Depuis la capitulation de leur roi, les Belges ne sont plus très bien vus de la population française. « La vie à Lacaune s’est cependant déroulée sans trop d’anicroches […]. Le ravitaillement ne posait aucun problème. Ou plutôt, il n’en posait qu’un. On ne trouvait pas de beurre. Les Lacaunais […] cuisinaient à l’huile […]. Mais, sans beurre, pas de bonnes tartines. » Et les « grosses miches pétries au levain [avaient] un goût suret ».

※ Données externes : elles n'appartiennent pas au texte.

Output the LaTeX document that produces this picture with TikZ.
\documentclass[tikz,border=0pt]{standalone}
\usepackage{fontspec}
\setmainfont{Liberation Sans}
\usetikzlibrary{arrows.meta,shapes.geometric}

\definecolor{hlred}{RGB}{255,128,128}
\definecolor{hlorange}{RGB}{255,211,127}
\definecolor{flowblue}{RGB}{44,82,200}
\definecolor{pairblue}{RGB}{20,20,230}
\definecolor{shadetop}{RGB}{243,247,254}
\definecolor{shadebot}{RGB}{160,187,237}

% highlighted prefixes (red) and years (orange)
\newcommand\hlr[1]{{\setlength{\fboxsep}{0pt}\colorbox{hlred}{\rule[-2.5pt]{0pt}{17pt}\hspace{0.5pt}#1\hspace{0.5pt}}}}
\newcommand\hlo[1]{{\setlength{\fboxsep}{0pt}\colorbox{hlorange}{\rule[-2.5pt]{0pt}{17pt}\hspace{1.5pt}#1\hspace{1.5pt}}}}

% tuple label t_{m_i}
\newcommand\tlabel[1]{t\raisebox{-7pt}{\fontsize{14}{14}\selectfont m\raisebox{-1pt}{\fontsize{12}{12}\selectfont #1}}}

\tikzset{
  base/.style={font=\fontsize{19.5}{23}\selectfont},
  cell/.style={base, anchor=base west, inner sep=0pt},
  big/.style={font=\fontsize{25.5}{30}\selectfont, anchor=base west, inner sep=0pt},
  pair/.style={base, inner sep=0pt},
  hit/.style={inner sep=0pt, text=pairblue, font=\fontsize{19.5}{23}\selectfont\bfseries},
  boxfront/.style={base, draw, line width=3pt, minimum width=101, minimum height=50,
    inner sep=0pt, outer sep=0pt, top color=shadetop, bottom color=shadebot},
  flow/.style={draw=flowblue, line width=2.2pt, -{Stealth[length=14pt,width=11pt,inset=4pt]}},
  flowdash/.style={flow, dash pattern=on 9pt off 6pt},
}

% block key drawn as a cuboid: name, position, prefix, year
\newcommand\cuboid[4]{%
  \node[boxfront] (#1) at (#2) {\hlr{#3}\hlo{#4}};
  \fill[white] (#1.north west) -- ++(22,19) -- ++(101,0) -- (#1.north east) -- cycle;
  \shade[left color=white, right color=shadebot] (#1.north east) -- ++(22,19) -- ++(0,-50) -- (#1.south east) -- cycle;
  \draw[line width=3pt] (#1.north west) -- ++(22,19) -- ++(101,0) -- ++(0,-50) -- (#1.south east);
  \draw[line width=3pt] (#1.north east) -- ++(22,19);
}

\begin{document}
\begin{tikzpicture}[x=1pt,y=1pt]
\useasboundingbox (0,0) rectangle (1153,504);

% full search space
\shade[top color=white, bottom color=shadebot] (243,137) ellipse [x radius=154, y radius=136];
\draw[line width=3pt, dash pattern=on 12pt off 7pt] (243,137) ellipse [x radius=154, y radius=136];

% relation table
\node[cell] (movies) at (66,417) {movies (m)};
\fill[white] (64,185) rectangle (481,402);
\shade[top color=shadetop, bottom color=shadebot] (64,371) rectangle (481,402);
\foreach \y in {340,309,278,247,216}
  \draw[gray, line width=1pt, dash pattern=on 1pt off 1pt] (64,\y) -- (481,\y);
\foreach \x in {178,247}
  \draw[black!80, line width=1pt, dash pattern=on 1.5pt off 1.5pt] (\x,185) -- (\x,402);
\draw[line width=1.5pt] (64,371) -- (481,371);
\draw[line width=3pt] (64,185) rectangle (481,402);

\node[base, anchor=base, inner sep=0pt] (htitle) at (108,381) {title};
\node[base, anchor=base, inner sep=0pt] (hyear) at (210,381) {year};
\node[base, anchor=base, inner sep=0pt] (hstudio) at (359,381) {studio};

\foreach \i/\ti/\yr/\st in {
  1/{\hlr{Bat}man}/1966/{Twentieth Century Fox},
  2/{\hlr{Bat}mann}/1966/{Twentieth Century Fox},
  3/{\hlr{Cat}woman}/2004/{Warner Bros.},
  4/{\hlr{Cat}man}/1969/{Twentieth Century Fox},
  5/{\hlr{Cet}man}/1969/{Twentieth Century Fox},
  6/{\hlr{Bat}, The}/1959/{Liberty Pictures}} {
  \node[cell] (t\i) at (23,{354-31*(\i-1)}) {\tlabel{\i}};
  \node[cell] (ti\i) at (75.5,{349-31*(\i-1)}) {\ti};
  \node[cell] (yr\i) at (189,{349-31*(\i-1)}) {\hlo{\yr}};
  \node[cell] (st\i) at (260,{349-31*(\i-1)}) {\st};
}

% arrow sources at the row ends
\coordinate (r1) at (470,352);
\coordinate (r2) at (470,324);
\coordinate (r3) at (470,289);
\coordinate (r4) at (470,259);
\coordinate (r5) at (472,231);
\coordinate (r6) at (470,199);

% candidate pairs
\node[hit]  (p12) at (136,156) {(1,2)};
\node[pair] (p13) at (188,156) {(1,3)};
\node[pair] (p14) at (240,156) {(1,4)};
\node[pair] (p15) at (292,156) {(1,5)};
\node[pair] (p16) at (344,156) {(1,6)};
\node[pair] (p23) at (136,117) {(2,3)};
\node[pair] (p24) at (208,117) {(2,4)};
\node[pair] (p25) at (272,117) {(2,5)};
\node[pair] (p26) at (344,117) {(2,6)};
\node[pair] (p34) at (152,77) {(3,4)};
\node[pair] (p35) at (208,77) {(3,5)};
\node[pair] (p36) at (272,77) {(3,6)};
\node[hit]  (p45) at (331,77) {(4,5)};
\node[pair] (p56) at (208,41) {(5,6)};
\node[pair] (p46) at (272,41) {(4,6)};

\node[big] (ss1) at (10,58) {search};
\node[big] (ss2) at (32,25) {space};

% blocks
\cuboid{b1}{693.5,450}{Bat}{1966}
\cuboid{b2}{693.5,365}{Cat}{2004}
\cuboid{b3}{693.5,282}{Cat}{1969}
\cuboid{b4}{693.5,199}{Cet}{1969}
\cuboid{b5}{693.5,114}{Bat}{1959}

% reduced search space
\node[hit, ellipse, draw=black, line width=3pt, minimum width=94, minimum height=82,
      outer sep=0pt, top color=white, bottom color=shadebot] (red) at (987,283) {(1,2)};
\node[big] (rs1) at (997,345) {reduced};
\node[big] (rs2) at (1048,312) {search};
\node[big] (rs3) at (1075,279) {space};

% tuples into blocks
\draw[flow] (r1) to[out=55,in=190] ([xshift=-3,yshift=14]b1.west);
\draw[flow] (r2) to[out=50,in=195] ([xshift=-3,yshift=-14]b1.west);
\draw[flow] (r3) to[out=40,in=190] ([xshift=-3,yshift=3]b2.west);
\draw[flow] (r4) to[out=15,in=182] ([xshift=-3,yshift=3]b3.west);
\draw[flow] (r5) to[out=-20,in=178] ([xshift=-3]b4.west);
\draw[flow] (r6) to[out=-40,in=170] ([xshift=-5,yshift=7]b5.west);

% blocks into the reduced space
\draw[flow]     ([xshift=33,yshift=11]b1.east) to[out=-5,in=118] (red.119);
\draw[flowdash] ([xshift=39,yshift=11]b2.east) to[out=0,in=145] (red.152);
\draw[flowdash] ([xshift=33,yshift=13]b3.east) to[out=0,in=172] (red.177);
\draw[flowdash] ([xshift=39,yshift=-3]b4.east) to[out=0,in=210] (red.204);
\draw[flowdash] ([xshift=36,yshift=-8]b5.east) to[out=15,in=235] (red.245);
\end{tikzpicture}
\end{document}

Les Nicaise se font à la vie locale. L’argent emporté de Belgique est épuisé, mais le gouvernement belge alloue une petite indemnité aux réfugiés. « Mon père allait régulièrement à Castres pour ses insufflations ». Le matin, Jean donne des leçons de latin et de grec aux enfants d’une famille liégeoise. L’après-midi, il participe « à la fenaison et à la moisson », en attendant le moment de reprendre le volant pour le retour, à la mi-août, par le chemin des écoliers, Agde, Sète, Nîmes, pour voir la Méditerranée ; de passer la ligne de démarcation à Moulins ; de traverser Vitry-le-François et Rethel en ruines ; et de retrouver la maison de Gerpinnes malheureusement pillée.

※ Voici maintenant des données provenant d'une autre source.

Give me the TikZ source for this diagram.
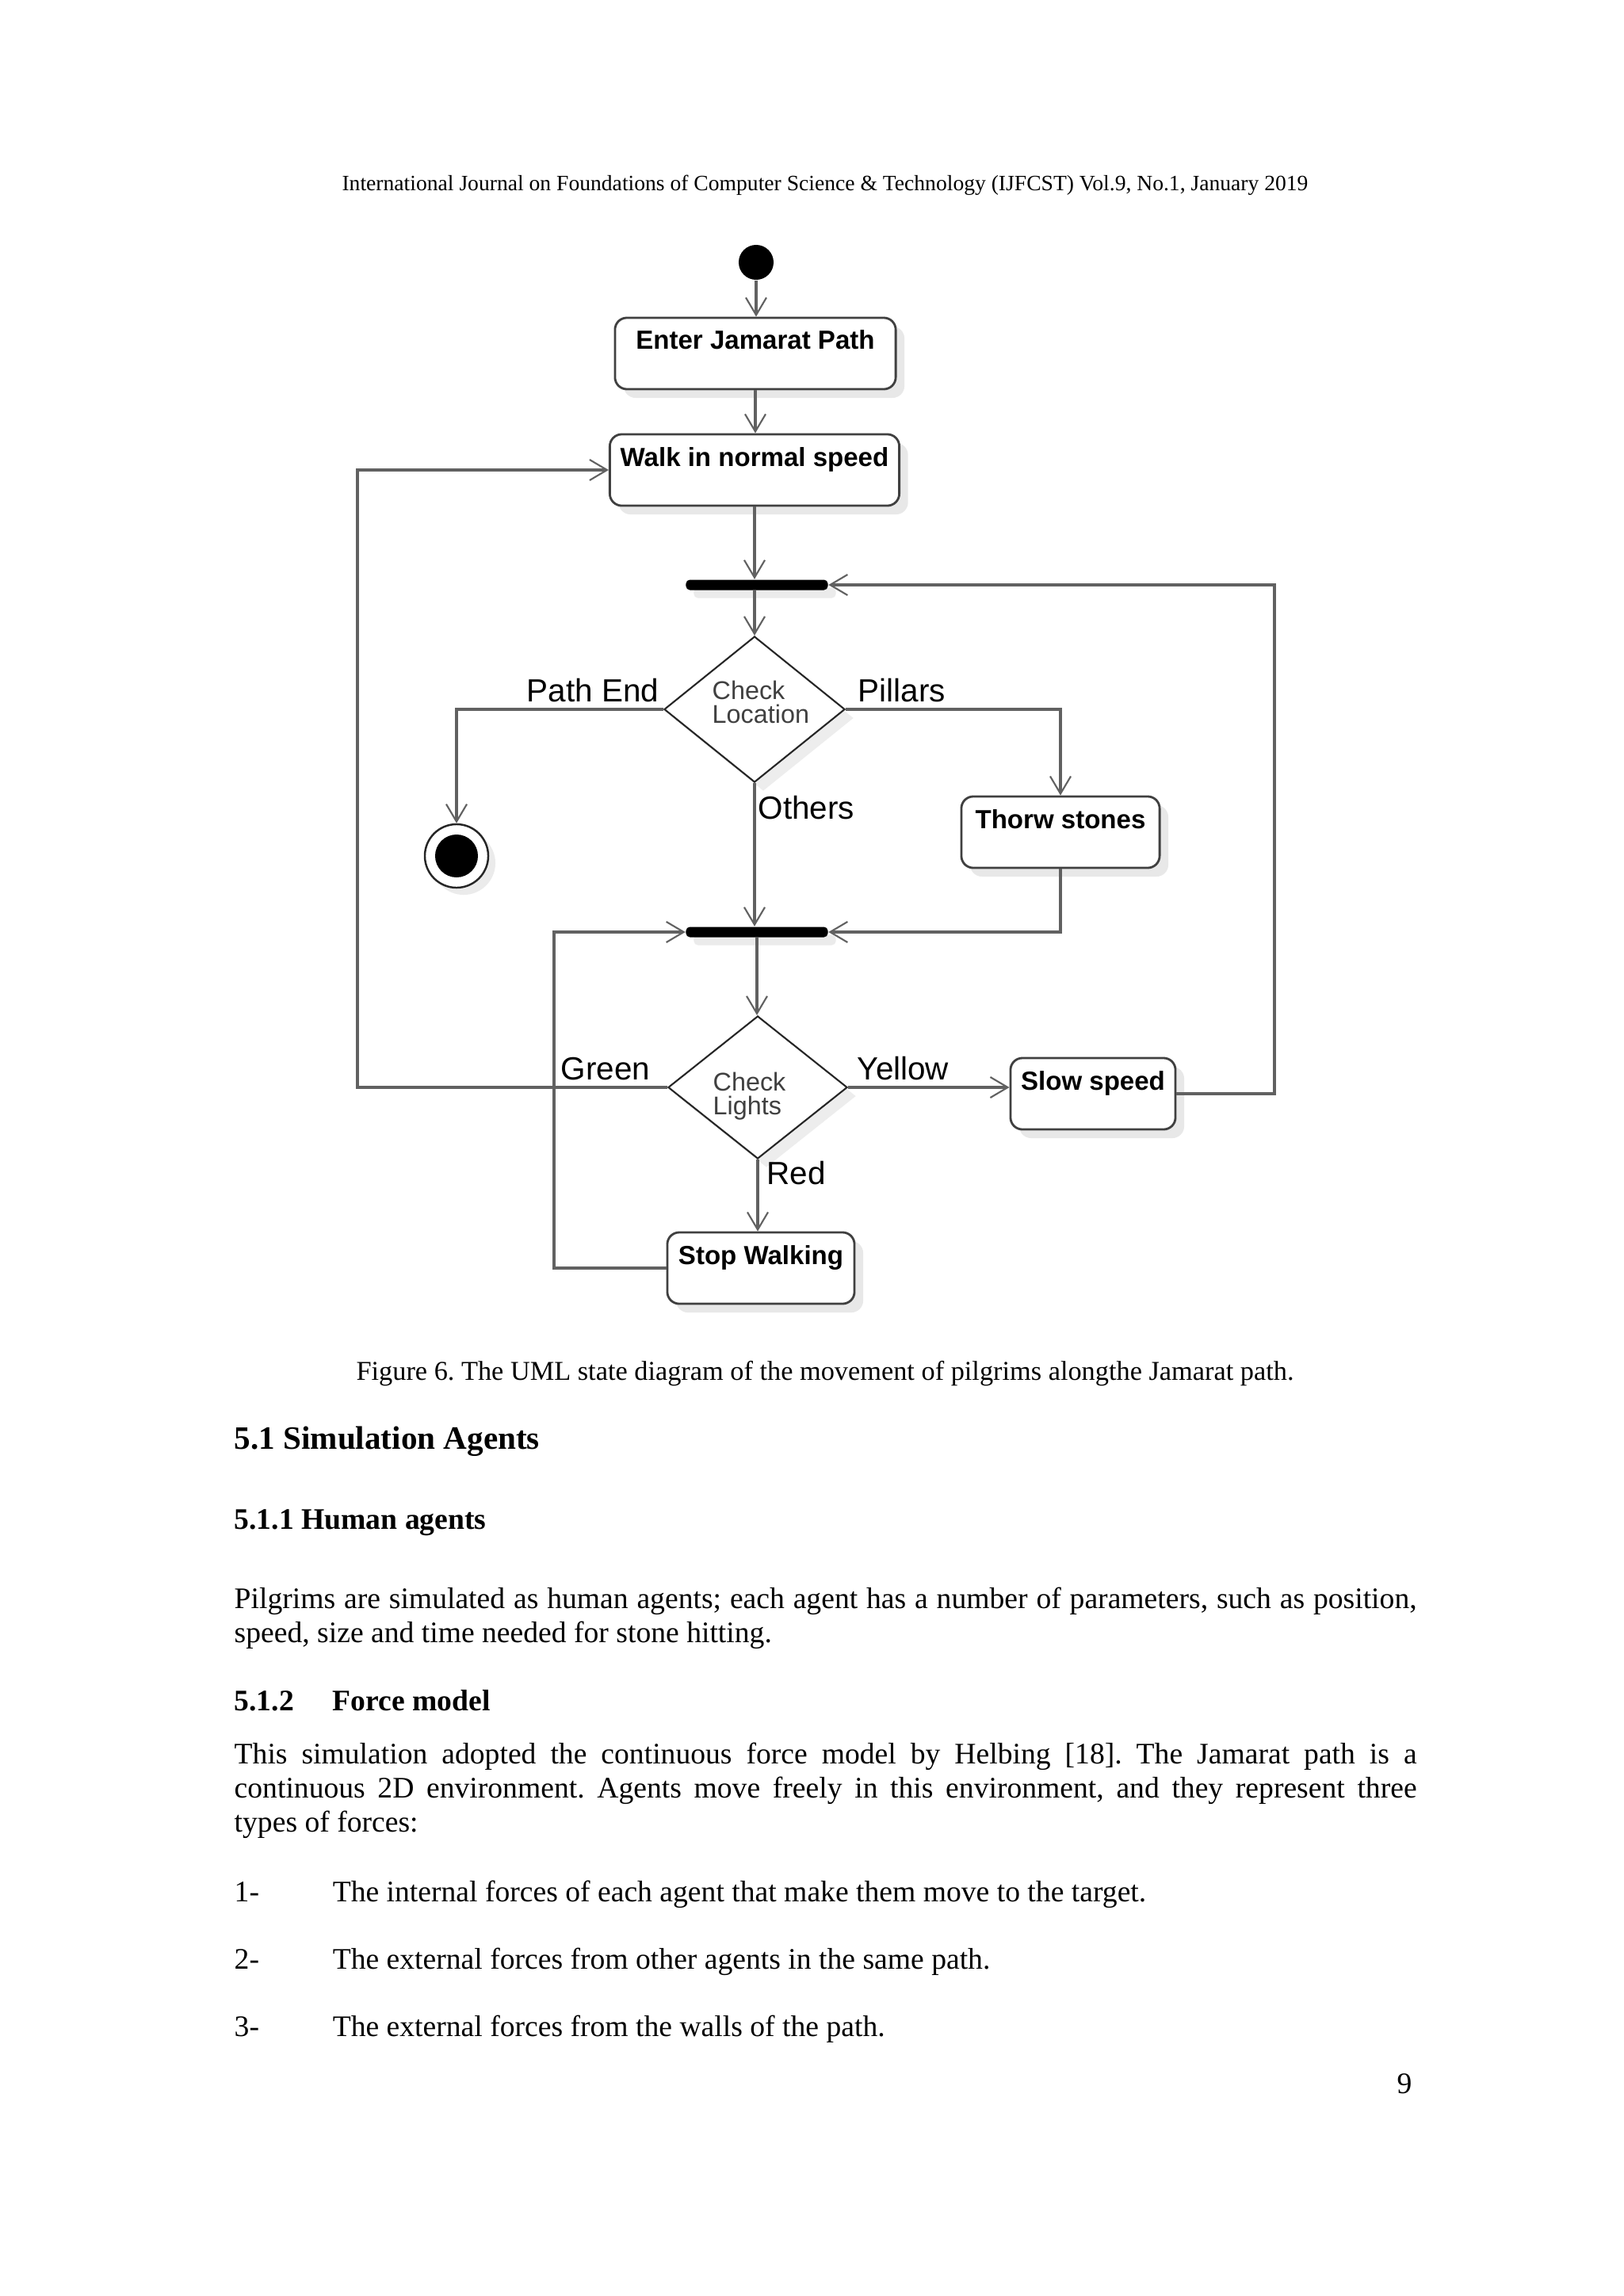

Jean Nicaise (1921-2016), La seule divinité raisonnable, APA 1341, 664 p. (édité sur Internet sous le titre Souvenirs d’un Carologérien, t 1, 1921-1948, 221 p.) Écrit entre 1990 et 2001. Mai-juin 1940, p. 148-168. Natif de Charleroi, c’est dans cette ville qu’il passera l’essentiel de sa vie, journaliste, professeur de lettres, puis chef d’établissement scolaire.